Challenge:
Do not repeat pictures. Repeat exactly the lines of the listing below from its first line through the line with "Chart.register(...registerables);".

Plotting code records:
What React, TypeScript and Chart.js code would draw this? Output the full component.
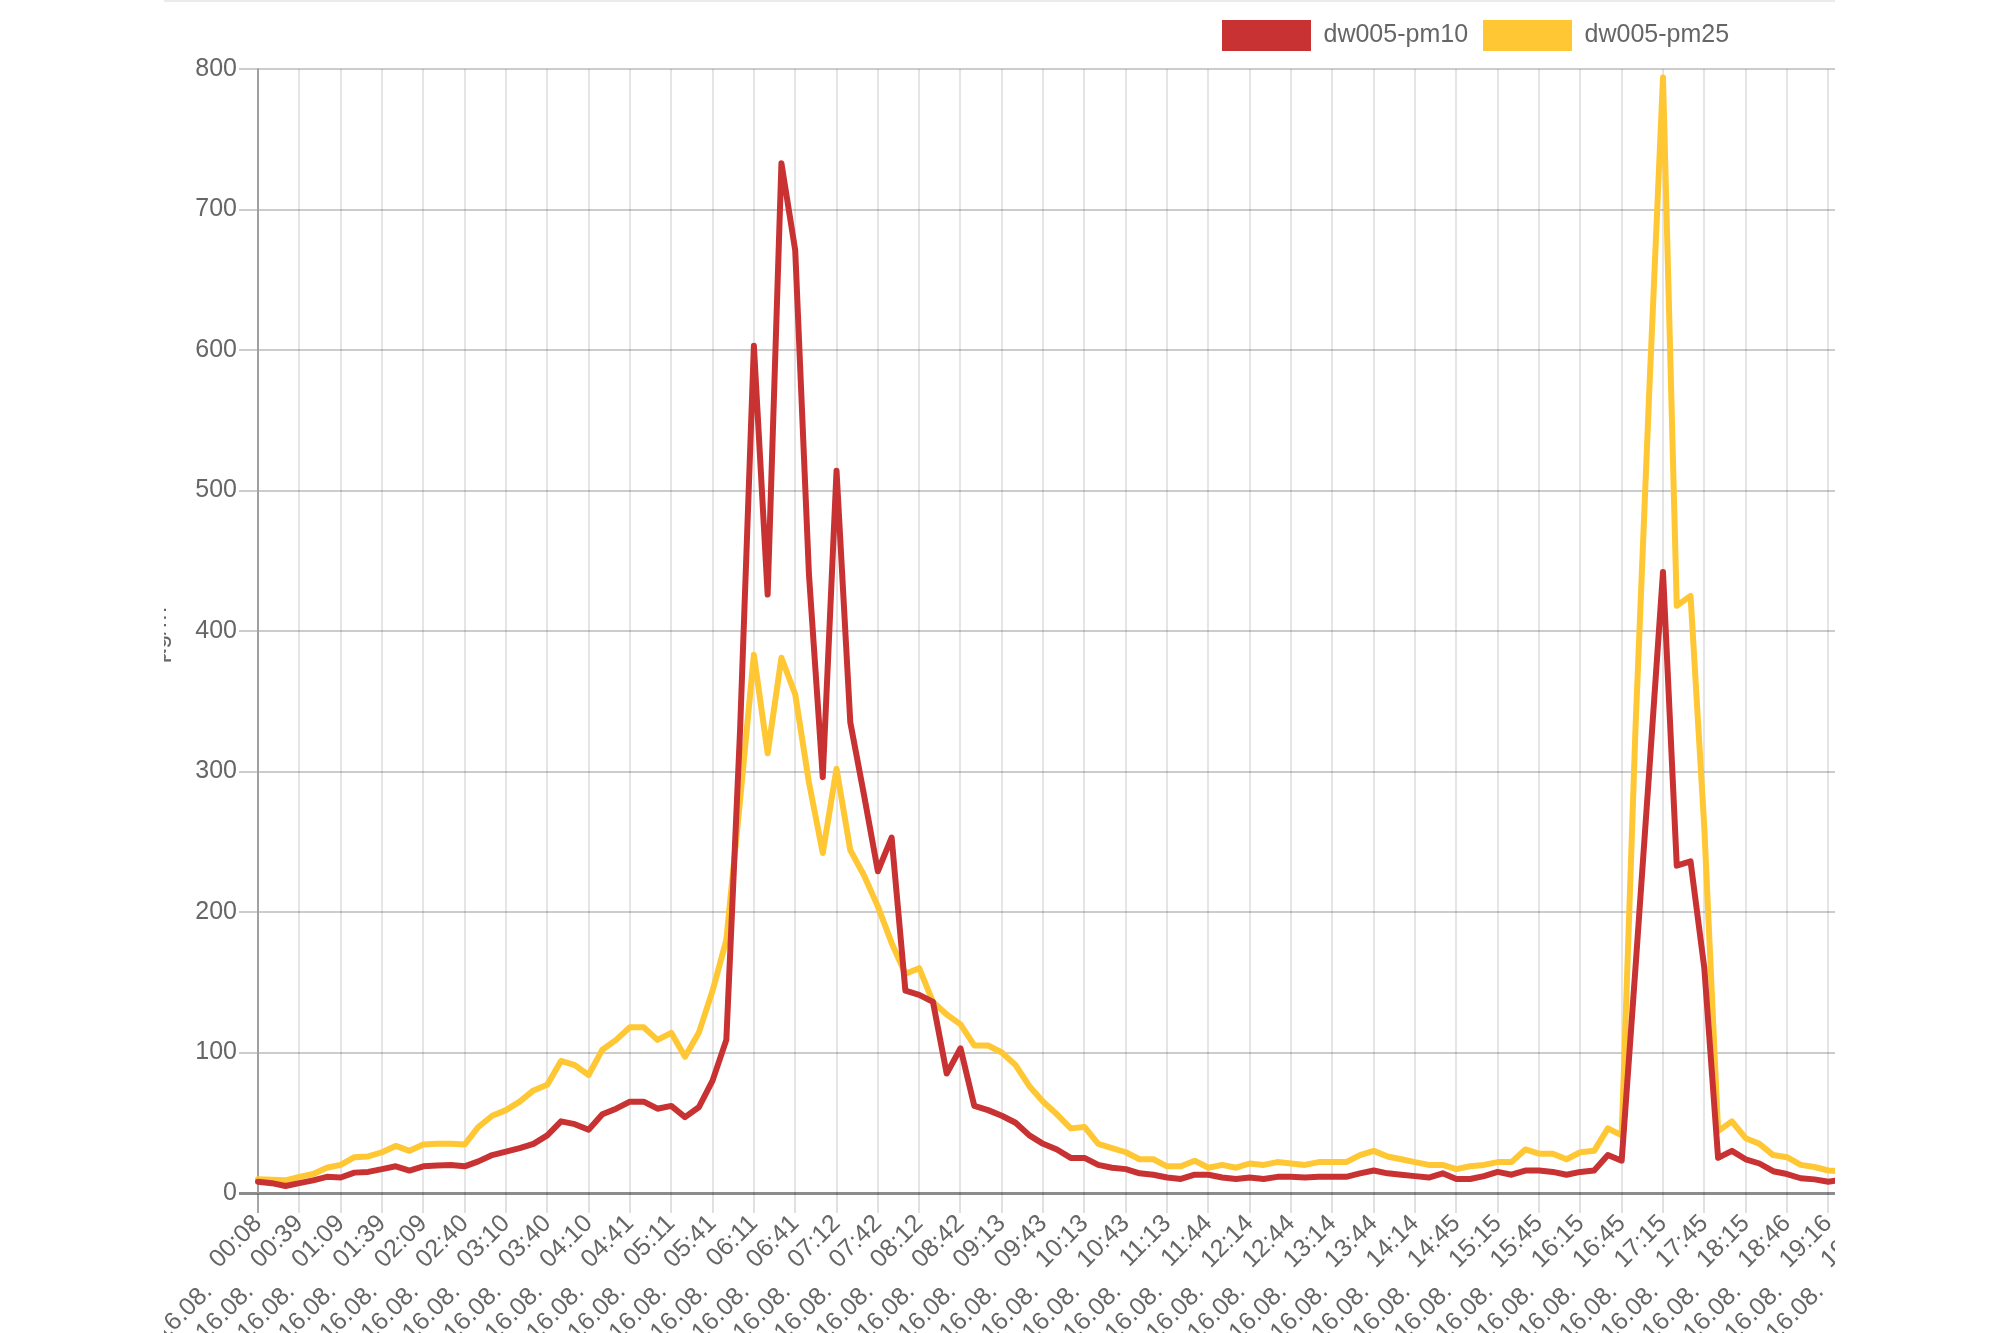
import React, { useEffect, useRef } from "react";
import { Chart, registerables } from "chart.js";

Chart.register(...registerables);

// ---------- data ----------
const dateLabel = "16.08.";
const times = [
  "00:08", "00:18", "00:28", "00:39", "00:49", "00:59", "01:09", "01:19", "01:29", "01:39",
  "01:49", "01:59", "02:09", "02:19", "02:30", "02:40", "02:50", "03:00", "03:10", "03:20",
  "03:30", "03:40", "03:50", "04:00", "04:10", "04:20", "04:31", "04:41", "04:51", "05:01",
  "05:11", "05:21", "05:31", "05:41", "05:51", "06:01", "06:11", "06:21", "06:31", "06:41",
  "06:51", "07:02", "07:12", "07:22", "07:32", "07:42", "07:52", "08:02", "08:12", "08:22",
  "08:32", "08:42", "08:53", "09:03", "09:13", "09:23", "09:33", "09:43", "09:53", "10:03",
  "10:13", "10:23", "10:33", "10:43", "10:53", "11:03", "11:13", "11:23", "11:34", "11:44",
  "11:54", "12:04", "12:14", "12:24", "12:34", "12:44", "12:54", "13:04", "13:14", "13:24",
  "13:34", "13:44", "13:54", "14:04", "14:14", "14:24", "14:35", "14:45", "14:55", "15:05",
  "15:15", "15:25", "15:35", "15:45", "15:55", "16:05", "16:15", "16:25", "16:35", "16:45",
  "16:55", "17:05", "17:15", "17:25", "17:35", "17:45", "17:55", "18:05", "18:15", "18:25",
  "18:36", "18:46", "18:56", "19:06", "19:16", "19:26", "19:36", "19:46",
];

const pm10 = [
  8, 7, 5, 7, 9, 11.5, 11, 14.5, 15, 17,
  19, 16, 19, 19.5, 20, 19, 22.5, 27, 29.5, 32,
  35, 41, 51, 49, 45, 56, 60, 65, 65, 60,
  62, 54, 61, 80, 109, 330, 603, 426, 733, 671,
  440, 296, 514, 335, 283, 229, 253, 144, 141, 136,
  85, 103, 62, 59, 55, 50, 41, 35, 31, 25,
  25, 20, 18, 17, 14, 13, 11, 10, 13, 13,
  11, 10, 11, 10, 11.5, 11.5, 11, 11.5, 11.5, 11.5,
  14, 16, 14, 13, 12, 11, 14, 10, 10, 12,
  15, 13, 16, 16, 15, 13, 15, 16, 27, 23,
  160, 300, 442, 233, 236, 160, 25, 30, 24, 21,
  15.5, 13.5, 10.5, 9.7, 8, 9.5, 9, 9,
];

const pm25 = [
  9.7, 9.5, 9, 11.5, 13.5, 18, 20, 25.5, 26, 29,
  33.5, 30, 34.5, 35, 35, 34.5, 47, 55, 59, 65,
  73, 77, 94, 91, 84, 102, 109, 118, 118, 109,
  114, 97, 114, 144, 180, 280, 383, 313, 381, 355,
  292, 242, 302, 244, 226, 204, 178, 156, 160, 136,
  127, 120, 105, 105, 100, 91, 76, 65, 56, 46,
  47, 35, 32, 29, 24, 24, 19, 19, 23, 18,
  20, 18, 21, 20, 22, 21, 20, 22, 22, 22,
  27, 30, 26, 24, 22, 20, 20, 17, 19, 20,
  22, 22, 31, 28, 28, 24, 29, 30, 46, 41,
  330, 570, 794, 418, 425, 260, 44, 51, 39, 35,
  27, 25.5, 20, 18.5, 16, 15.5, 15, 15,
];

const seriesNames = ["dw005-pm10", "dw005-pm25"];
const seriesColors = ["#c93232", "#ffc733"];
const yTitle = "µg/m³";
const yMin = 0;
const yMax = 800;
const yStep = 100;

// ---------- layout ----------
const FONT = "'Liberation Sans', Arial, Helvetica, sans-serif";
const CANVAS_LEFT = 140; // page x of canvas
const CLIP_LEFT = 164;
const CLIP_RIGHT = 1835;
const CANVAS_W = 1750;
const CANVAS_H = 1333;
const AREA_LEFT = 258;
const AREA_BOTTOM = 1193;
const LEGEND_START = 1222;
const LABEL_PAD = "            ";

const legendPlacer = {
  id: "legendPlacer",
  afterLayout(chart: any) {
    const lg = chart.legend;
    if (!lg) return;
    const pad = lg.options.labels.padding;
    const w = lg.right - lg.left;
    lg.left = LEGEND_START - CANVAS_LEFT - pad;
    lg.right = lg.left + w;
  },
};

export default function App() {
  const ref = useRef<HTMLCanvasElement | null>(null);

  useEffect(() => {
    if (!ref.current) return;
    const labels = times.map((t) => [t, dateLabel + LABEL_PAD]);
    const chart = new Chart(ref.current, {
      type: "line",
      data: {
        labels,
        datasets: [pm10, pm25].map((d, i) => ({
          label: seriesNames[i],
          data: d,
          borderColor: seriesColors[i],
          backgroundColor: seriesColors[i],
          borderWidth: 6,
          pointRadius: 0,
          pointHoverRadius: 0,
          tension: 0,
          fill: false,
          borderJoinStyle: "round" as const,
          borderCapStyle: "round" as const,
        })),
      },
      options: {
        animation: false,
        responsive: false,
        devicePixelRatio: 1,
        layout: { padding: { top: 5, left: 0, right: 0, bottom: 0 } },
        plugins: {
          tooltip: { enabled: false },
          subtitle: {
            display: true,
            text: "",
            weight: 500,
            padding: 0,
            font: { size: 8, lineHeight: 1 },
          } as any,
          legend: {
            position: "top",
            align: "start",
            labels: {
              boxWidth: 89,
              boxHeight: 31,
              padding: 15,
              color: "#666",
              font: { family: FONT, size: 25 },
              generateLabels: (c: any) =>
                Chart.defaults.plugins.legend.labels
                  .generateLabels(c)
                  .map((l: any) => ({ ...l, lineWidth: 0 })),
            },
          },
        },
        scales: {
          x: {
            type: "category",
            grid: {
              color: (ctx: any) =>
                ctx.index % 3 === 0 ? "rgba(0,0,0,0.1)" : "rgba(0,0,0,0)",
              tickColor: (ctx: any) =>
                ctx.index === 0
                  ? "rgba(0,0,0,0.35)"
                  : ctx.index % 3 === 0
                  ? "rgba(0,0,0,0.12)"
                  : "rgba(0,0,0,0)",
              lineWidth: 2,
              tickLength: 20,
            },
            border: { display: false },
            ticks: {
              autoSkip: false,
              minRotation: 45,
              maxRotation: 45,
              padding: 2,
              color: "#666",
              font: { family: FONT, size: 25, lineHeight: "13px" },
              callback: function (this: any, value: any, index: number) {
                return index % 3 === 0 ? this.getLabelForValue(value) : "";
              },
            },
            afterFit: (scale: any) => {
              scale.height = CANVAS_H - AREA_BOTTOM;
            },
          },
          y: {
            min: yMin,
            max: yMax,
            ticks: {
              stepSize: yStep,
              color: "#666",
              padding: 2,
              font: { family: FONT, size: 25 },
            },
            grid: {
              color: (ctx: any) =>
                ctx.tick && ctx.tick.value === 0
                  ? "rgba(0,0,0,0.45)"
                  : "rgba(0,0,0,0.2)",
              lineWidth: (ctx: any) => (ctx.tick && ctx.tick.value === 0 ? 3 : 2),
              tickLength: 19,
            },
            border: { color: "rgba(0,0,0,0.3)", width: 2 },
            title: {
              display: true,
              text: yTitle,
              color: "#666",
              font: { family: FONT, size: 25 },
              padding: { top: 4, bottom: 4 },
            },
            afterFit: (scale: any) => {
              scale.width = AREA_LEFT - CANVAS_LEFT;
            },
          },
        },
      },
      plugins: [legendPlacer],
    } as any);
    return () => chart.destroy();
  }, []);

  return (
    <div
      style={{
        position: "absolute",
        left: 0,
        top: 0,
        width: 2000,
        height: 1333,
        background: "#fff",
        overflow: "hidden",
      }}
    >
      <div
        style={{
          position: "absolute",
          left: CLIP_LEFT,
          top: 0,
          width: CLIP_RIGHT - CLIP_LEFT,
          height: CANVAS_H,
          overflow: "hidden",
        }}
      >
        <canvas
          ref={ref}
          width={CANVAS_W}
          height={CANVAS_H}
          style={{
            position: "absolute",
            left: CANVAS_LEFT - CLIP_LEFT,
            top: 0,
            width: CANVAS_W,
            height: CANVAS_H,
          }}
        />
      </div>
      <div
        style={{
          position: "absolute",
          left: CLIP_LEFT,
          top: 0,
          width: CLIP_RIGHT - CLIP_LEFT,
          height: 2,
          background: "#ebebeb",
        }}
      />
    </div>
  );
}
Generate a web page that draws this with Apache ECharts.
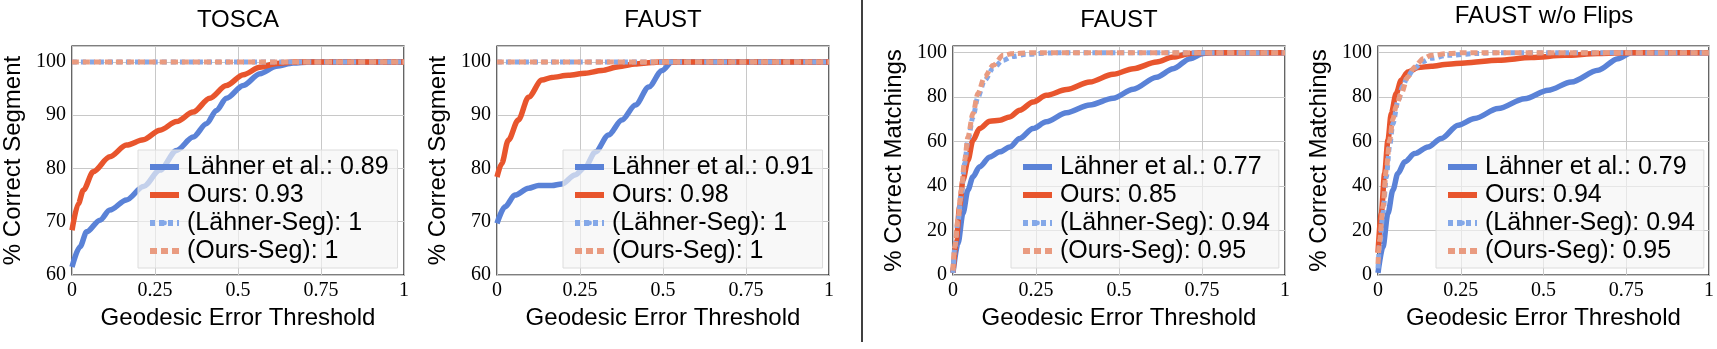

Solution for this task:
What React, TypeScript and Chart.js code would draw this? Output the full component.
import React, { useEffect, useRef } from "react";
import { Chart, registerables } from "chart.js";

Chart.register(...registerables);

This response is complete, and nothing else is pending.